1852: having arranged for Capilla San Roque on the corner of Defensa and Alsina streets in Buenos Aires (and immediately adjacent to Convento San Francisco) to be used by the Irish community, Fr. Fahy provides benches, an organ, a confessional and a pulpit. Every six months, he travels to the interior parishes of the province and, during five or ten days, he held stations in different districts to say Mass, administer the sacraments, and preach.

1853: arranges and pays for the expenses of six seminarians of All Hallows in Dublin to be especially prepared to act as Irish chaplains in Argentina.

1856: divides the territory into four chaplaincies, and each one is entrusted to a resident chaplain, with Fr. Fahy as their Dean or Vicare Forane. The Sisters of Mercy arrive in Buenos Aires (24 February). Fr. Kirwan is sent by Fr. Fahy to visit the Catholics residing in Falklands/Malvinas Islands.

1859: the Sisters of Mercy are in charge of the Convent, the School for Girls, the House of Mercy, the public Chapel and the Hospital.

1862: opens a school for boys, which is directed by Fr. Kirwan and Fr. Curran.

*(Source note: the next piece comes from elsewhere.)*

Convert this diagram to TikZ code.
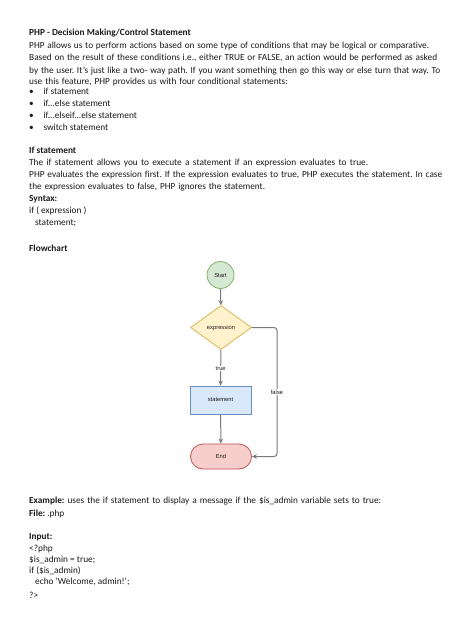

1863: All Hallow seminarians sponsored by Fr. Fahy are ordained and travel to Argentina. Fr. Thomas Carolan arrives in 1859 and is appointed later to the western chaplaincy. In 1860 Fr. James Curran lands and remains in the city. Fr. James Kirby arrives in 1860 but dies two years later. Fr. Michael Connolly is ordained in 1860 and is sent to replace Fr. Kavanagh in the southern district. Fr. Largus Michael Leahy arrives in 1862 and is appointed to Carmen de Areco, and Fr. Patrick J. Dillon arrives in 1863 and is sent to Merlo.

1864: Fr. Fahy and Fr. Eduardo O'Gorman are named Honorary Canons of the Cathedral Church of Buenos Aires by President Bartolomé Mitre (19 May).

1865: a committee of Irish residents and others offer £600 to Fr. Fahy to buy his personal house. He hands to money over to the Sisters of Mercy. The Irish Hospital of Buenos Aires is equipped with an additional wing in Riobamba and Viamonte streets, including a ward, dispensary, kitchen and eight rooms.

1867: six new Irish chaplains are incorporated to the Archdiocese of Buenos Aires, including Fathers Patrick Lynch, Samuel O'Reilly, Thomas Mulleady, Felix O'Callaghan, John Baptist Leahy, and Edmund Flannery (arrived in 1868). Their studies at All Hallows were financed by Fr. Fahy.

1868: directly and through his chaplains and the Sisters of Mercy, Fr. Fahy provides important services to the community during the cholera outbreak.

1871: dies of a heart attack during the yellow fever outbreak (20 February). His remains are buried in the diocesan clergy vault of Recoleta cemetery, and later removed to a monument built by Earley sculptors of Dublin.